Always validate your selection with the valve manufacturer.
How does temperature affect Cv calculations?
Temperature primarily affects Cv calculations through its impact on fluid properties:
- Density: For gases, density changes significantly with temperature, directly affecting the Cv calculation.
- Viscosity: For liquids, viscosity typically decreases with temperature, which can affect the effective Cv (higher temperatures may allow for slightly smaller valves).
- Vapor Pressure: Higher temperatures increase vapor pressure, which can lead to cavitation or flashing if not properly accounted for.
For most liquid applications at near-ambient temperatures, the effect is minimal. For high-temperature applications or gases, temperature must be carefully considered in the calculations.
What is the relationship between Cv and pressure drop?
Cv and pressure drop are inversely related for a given flow rate.

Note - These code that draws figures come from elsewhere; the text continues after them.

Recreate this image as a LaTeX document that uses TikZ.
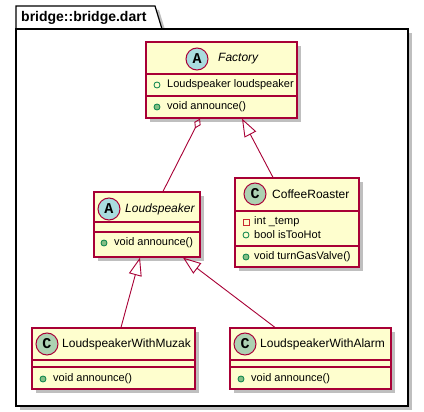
\documentclass[tikz,border=0pt]{standalone}
\usepackage{fontspec}
\setmainfont{Liberation Sans}
\newfontfamily\circfont{Liberation Mono}
\usepackage{tikz}
\usetikzlibrary{positioning}
\usetikzlibrary{calc}
\usetikzlibrary{shadows}
\usetikzlibrary{arrows.meta}
\definecolor{umlred}{HTML}{A80036}
\definecolor{umlfill}{HTML}{FEFECE}
\definecolor{umlA}{HTML}{A9DCDF}
\definecolor{umlC}{HTML}{ADD1B2}
\definecolor{umlgreen}{HTML}{038048}
\definecolor{umlgreenfill}{HTML}{84BE84}
\definecolor{umlpriv}{HTML}{C82930}
\tikzset{pkgbox/.style={draw=black, line width=1.2pt, fill=white, drop shadow={shadow xshift=4pt, shadow yshift=-4pt, fill=black, opacity=0.25}}}
\tikzset{classbox/.style={draw=umlred, line width=1.2pt, fill=umlfill, drop shadow={shadow xshift=4pt, shadow yshift=-4pt, fill=black, opacity=0.25}}}
\tikzset{classline/.style={draw=umlred, line width=1.2pt}}
\tikzset{classname/.style={anchor=west, inner sep=0, font=\fontsize{12}{14}\selectfont}}
\tikzset{member/.style={anchor=west, inner sep=0, font=\fontsize{11}{13}\selectfont}}
\tikzset{circA/.style={circle, draw=umlred, line width=1pt, fill=umlA, minimum size=22pt, inner sep=0, font=\circfont\bfseries\fontsize{15}{15}\selectfont}}
\tikzset{circC/.style={circA, fill=umlC}}
\tikzset{pubField/.style={circle, draw=umlgreen, line width=0.8pt, minimum size=6pt, inner sep=0}}
\tikzset{pubMethod/.style={pubField, fill=umlgreenfill}}
\tikzset{privField/.style={rectangle, draw=umlpriv, line width=0.8pt, minimum size=6pt, inner sep=0}}
\tikzset{inherit/.style={draw=umlred, line width=0.9pt, -{Triangle[open, length=18pt, width=13pt]}}}
\tikzset{aggr/.style={draw=umlred, line width=0.9pt, -{Diamond[open, length=11pt, width=7pt]}}}
\begin{document}
\begin{tikzpicture}[x=1pt, y=-1pt]
\useasboundingbox (0,0) rectangle (424,412);

% package
\draw[pkgbox] (16,29) -- (16,6) -- (155,6) -- (162,29) -- cycle;
\node[pkgbox, minimum width=392pt, minimum height=377pt] (pkg) at (212,217.5) {};
\node[anchor=west, inner sep=0, font=\bfseries\fontsize{14}{16}\selectfont] (pkgname) at (21,17.5) {bridge::bridge.dart};

% Factory
\node[classbox, minimum width=151pt, minimum height=76pt] (factory) at (221.5,80) {};
\draw[classline] (factory.west |- 0,74) -- (factory.east |- 0,74);
\draw[classline] (factory.west |- 0,96) -- (factory.east |- 0,96);
\node[circA] (factoryC) at (197,59) {A};
\node[classname, font=\itshape\fontsize{12}{14}\selectfont] (factoryN) at (218,59) {Factory};
\node[pubField] (factoryI1) at (157,85) {};
\node[member] (factoryF1) at (167,85) {Loudspeaker loudspeaker};
\node[pubMethod] (factoryI2) at (157,107) {};
\node[member] (factoryM1) at (167,107) {void announce()};

% Loudspeaker
\node[classbox, minimum width=106pt, minimum height=65pt] (ls) at (147,224.5) {};
\draw[classline] (ls.west |- 0,222) -- (ls.east |- 0,222);
\draw[classline] (ls.west |- 0,232) -- (ls.east |- 0,232);
\node[circA] (lsC) at (109,209) {A};
\node[classname, font=\itshape\fontsize{12}{14}\selectfont] (lsN) at (125,209) {Loudspeaker};
\node[pubMethod] (lsI1) at (104,243) {};
\node[member] (lsM1) at (114,243) {void announce()};

% CoffeeRoaster
\node[classbox, minimum width=124pt, minimum height=89pt] (coffee) at (297,222.5) {};
\draw[classline] (coffee.west |- 0,211) -- (coffee.east |- 0,211);
\draw[classline] (coffee.west |- 0,246) -- (coffee.east |- 0,246);
\node[circC] (coffeeC) at (255,194) {C};
\node[classname] (coffeeN) at (272,194) {CoffeeRoaster};
\node[privField] (coffeeI1) at (246,222) {};
\node[member] (coffeeF1) at (254,222) {int \_temp};
\node[pubField] (coffeeI2) at (246,235) {};
\node[member] (coffeeF2) at (254,235) {bool isTooHot};
\node[pubMethod] (coffeeI3) at (246,257) {};
\node[member] (coffeeM1) at (254,257) {void turnGasValve()};

% LoudspeakerWithMuzak
\node[classbox, minimum width=163pt, minimum height=61pt] (muzak) at (113.5,358.5) {};
\draw[classline] (muzak.west |- 0,360) -- (muzak.east |- 0,360);
\draw[classline] (muzak.west |- 0,367) -- (muzak.east |- 0,367);
\node[circC] (muzakC) at (47,344) {C};
\node[classname] (muzakN) at (62,344) {LoudspeakerWithMuzak};
\node[pubMethod] (muzakI1) at (43,379) {};
\node[member] (muzakM1) at (53,379) {void announce()};

% LoudspeakerWithAlarm
\node[classbox, minimum width=161pt, minimum height=61pt] (alarm) at (310.5,358.5) {};
\draw[classline] (alarm.west |- 0,360) -- (alarm.east |- 0,360);
\draw[classline] (alarm.west |- 0,367) -- (alarm.east |- 0,367);
\node[circC] (alarmC) at (245,344) {C};
\node[classname] (alarmN) at (260,344) {LoudspeakerWithAlarm};
\node[pubMethod] (alarmI1) at (241,379) {};
\node[member] (alarmM1) at (251,379) {void announce()};

% relations
\draw[aggr] ([xshift=16pt]ls.north) -- ([xshift=-21.5pt]factory.south);
\draw[inherit] ([xshift=-24pt]coffee.north) -- ([xshift=20.5pt]factory.south);
\draw[inherit] ([xshift=7.5pt]muzak.north) -- ([xshift=-7pt]ls.south);
\draw[inherit] ([xshift=-35.5pt]alarm.north) -- ([xshift=36pt]ls.south);

\end{tikzpicture}
\end{document}
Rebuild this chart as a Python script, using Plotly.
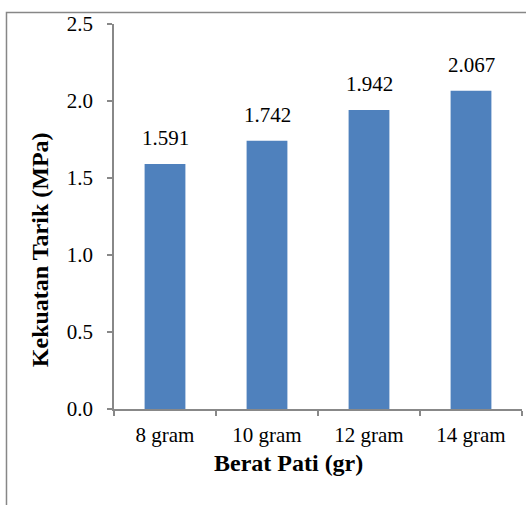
import plotly.graph_objects as go

categories = ["8 gram", "10 gram", "12 gram", "14 gram"]
values = [1.591, 1.742, 1.942, 2.067]
labels = ["1.591", "1.742", "1.942", "2.067"]
y_ticks = [0.0, 0.5, 1.0, 1.5, 2.0, 2.5]
x_title = "Berat Pati (gr)"
y_title = "Kekuatan Tarik (MPa)"

FONT = "Liberation Serif, Times New Roman, serif"
AXIS_COLOR = "#888888"
TICK_SIZE = 21
TITLE_SIZE = 24

fig = go.Figure(
    go.Bar(
        x=categories,
        y=values,
        marker=dict(color="#4f81bd", line=dict(width=0)),
        width=0.4,
        hovertext=labels,
    )
)

value_annotations = [
    dict(
        x=c,
        y=v,
        xref="x",
        yref="y",
        text=t,
        showarrow=False,
        xanchor="center",
        yanchor="bottom",
        yshift=12,
        font=dict(family=FONT, size=TICK_SIZE, color="black"),
    )
    for c, v, t in zip(categories, values, labels)
]

fig.update_layout(
    width=526,
    height=505,
    margin=dict(l=114, r=4, t=24, b=96),
    paper_bgcolor="white",
    plot_bgcolor="white",
    showlegend=False,
    font=dict(family=FONT, size=TICK_SIZE, color="black"),
    shapes=[
        dict(
            type="rect",
            xref="paper",
            yref="paper",
            x0=-0.2635,
            y0=-0.4,
            x1=1.2,
            y1=1.0299,
            line=dict(color="#878787", width=1.5),
            fillcolor="rgba(0,0,0,0)",
            layer="below",
        )
    ],
    annotations=value_annotations
    + [
        dict(
            text="<b>" + x_title + "</b>",
            xref="paper",
            yref="paper",
            x=0.4265,
            y=-0.140,
            xanchor="center",
            yanchor="middle",
            showarrow=False,
            font=dict(family=FONT, size=TITLE_SIZE, color="black"),
        ),
        dict(
            text="<b>" + y_title + "</b>",
            xref="paper",
            yref="paper",
            x=-0.181,
            y=0.413,
            xanchor="center",
            yanchor="middle",
            textangle=-90,
            showarrow=False,
            font=dict(family=FONT, size=TITLE_SIZE, color="black"),
        ),
    ],
)

fig.update_xaxes(
    showline=True,
    linecolor=AXIS_COLOR,
    linewidth=1.5,
    ticks="outside",
    tickson="boundaries",
    ticklen=5,
    tickcolor=AXIS_COLOR,
    tickwidth=1.5,
    showgrid=False,
    ticklabelstandoff=6,
    tickfont=dict(family=FONT, size=TICK_SIZE, color="black"),
)

fig.update_yaxes(
    range=[0, 2.5],
    tickvals=y_ticks,
    tickformat=".1f",
    showline=True,
    linecolor=AXIS_COLOR,
    linewidth=1.5,
    ticks="outside",
    ticklen=5,
    tickcolor=AXIS_COLOR,
    tickwidth=1.5,
    showgrid=False,
    zeroline=False,
    ticklabelstandoff=10,
    tickfont=dict(family=FONT, size=TICK_SIZE, color="black"),
)

fig.write_html("out.html")
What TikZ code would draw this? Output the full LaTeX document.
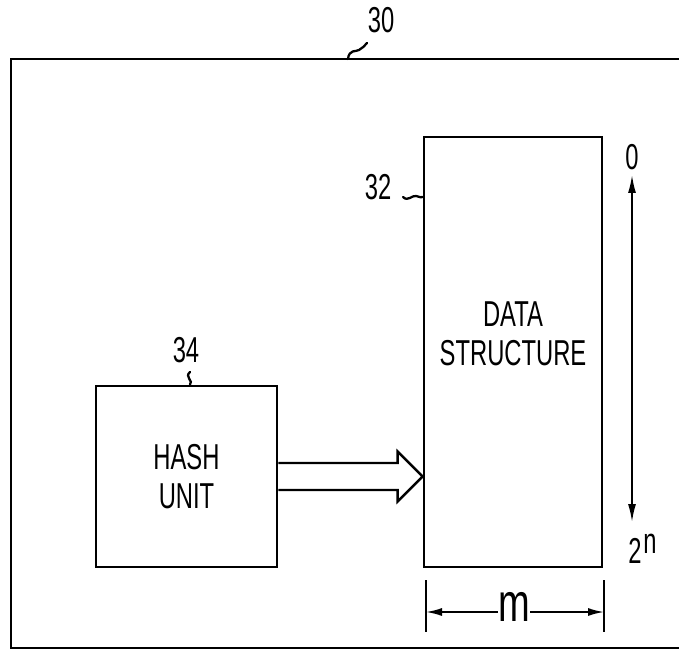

The formula Cv = Q × √(SG/ΔP) shows that as the pressure drop (ΔP) increases, the required Cv decreases for the same flow rate (Q). Conversely, for a fixed Cv, a higher pressure drop will result in a higher flow rate. This relationship is why valves with higher Cv values can handle higher flow rates with the same pressure drop, or the same flow rate with a lower pressure drop.
How accurate are online Cv calculators?
Online Cv calculators like this one provide a good starting point and are typically accurate to within 5-10% for most applications. However, their accuracy depends on:
- The accuracy of your input values
- Whether you've accounted for all relevant factors (fluid properties, system effects, etc.)
- The complexity of your application (simple liquid flow vs. complex gas flow with high pressure drops)
For critical applications, these calculations should be verified with more detailed analysis or manufacturer recommendations. The real value of online calculators is in quickly evaluating different scenarios and getting a reasonable estimate for initial valve selection.